Single object localization focuses on identifying the precise location of one object in an image by producing a bounding box that specifies its position and size. This task, which is simpler than multi-object detection, is a prestep in mastering more complex applications. It often works alongside classification, taking an image as input to generate two outputs: a bounding box for localization and a label for classification.

Bounding Box: A rectangular box that encompasses the object of interest. It is defined by coordinates specifying its position and dimensions (e.g., yxhw).

Class: Similar to the image classification problem, this is represented by a vector where each position corresponds to the probability of that class.

Untitled

Single Object Localization

For single-object localization, we typically do not train a model from scratch but instead use a pre-trained image classification model. It is assumed that a well-trained classification model can identify the Region of Interest (ROI) in an image. By fine-tuning a pre-trained model, we can achieve faster and more accurate object localization, even with limited training data. Otherwise, training from scratch with insufficient data often leads to overfitting, resulting in poor performance during real-world application.

Bounding Box

In object detection tasks, a bounding box (i.e., bbox or box) is a rectangular frame used to define the location of an object within an image. This box is defined by coordinates that represent the object’s extent in the image plane. Bounding boxes are essential tools in computer vision as they allow models to understand where objects are located within a scene, enabling further tasks like object classification and tracking.

bbox format

bbox format yxhw

In computer vision, bounding boxes are typically represented using common formats such as tlbr (top-left-bottom-right) or yxhw (center y-coordinate, center x-coordinate, height, width). The tlbr format specifies the coordinates of the top-left corner and the bottom-right corner of the rectangle, making it straightforward to delineate the box on the image. Alternatively, the yxhw format describes the bounding box by its center's coordinates along with its height and width, which can be particularly useful for transformations like scaling and rotating.

Localization Architecture

After selecting a pre-trained model, such as ResNet50, we need to fine-tune the output layer. Typically, the final layers of the pre-trained model, which are designed for classification, are either replaced or adjusted to predict bounding box coordinates. As show the figure below on the right.

For a single object, this usually involves replacing the last outputs layer (n_class) with a new one that outputs 5 values, where 4 of them represent the bounding box (e.g., yxhw) and 1 represents the confidence score. For a localization and classification model, we need n_class + 5.

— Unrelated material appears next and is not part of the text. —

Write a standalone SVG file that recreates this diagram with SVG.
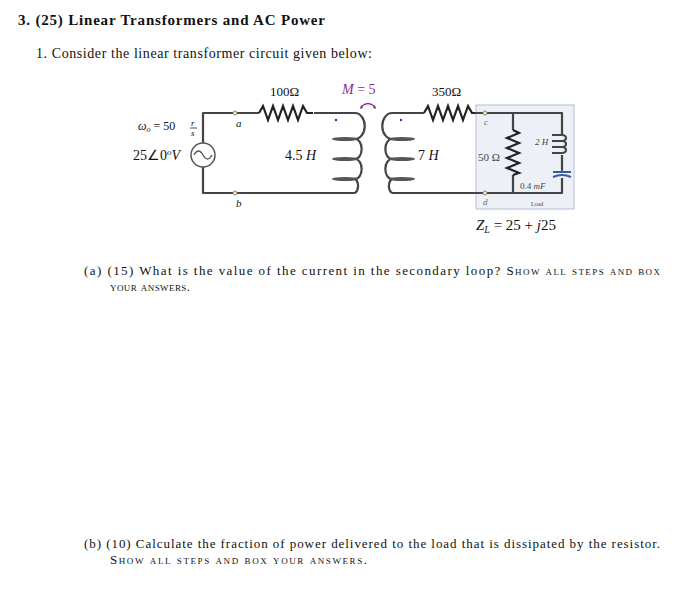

embed - 2025-01-27T201508.143.svg

Localization Loss Functions

For localization, we need to evaluate whether the model's predicted bounding box is accurate. Additional loss functions are required to guide the training process.

Bounding Box Regression Loss: Bounding box accuracy can be evaluated using a regression loss, like MSE, which measures the discrepancy between predicted and ground truth center points $(x, y)$, height $h$, and width $w$. The bounding box is visualized as showing on the right.

The MSE loss for the predicted and ground truth bounding boxes is defined as:

$$ J^{(i)}_{\text{bbox}} = ((x^{(i)} - \hat{x}^{(i)})^2 + (y^{(i)} - \hat{y}^{(i)})^2 + (w^{(i)} - \hat{w}^{(i)})^2 + (h^{(i)} - \hat{h}^{(i)})^2) $$

where $N$ is the number of training examples, and $\hat{y}$, $\hat{x}$, $\hat{h}$ and $\hat{w}$ are the predicted values.

Presence Check: Usually, localization comes with an additional object presence score (a.k.a. confidence score). It is necessary to have this score, as it helps the model distinguish between the pure background and actual objects, ensuring accurate detection by penalizing false positives and false negatives.

Object presence usually uses binary cross-entropy loss (the loss function used in logistic regression), which ensures that the model is confident about whether an object is present.

$$ J^{(i)}_{\text{score}} = [c^{(i)} \log(\hat{c}^{(i)}) + (1 - c^{(i)}) \log(1 - \hat{c})] $$

where $c^{(i)}$ is the ground truth label indicating the presence of an object, and $\hat{c}^{(i)}$ is the predicted probability of presence.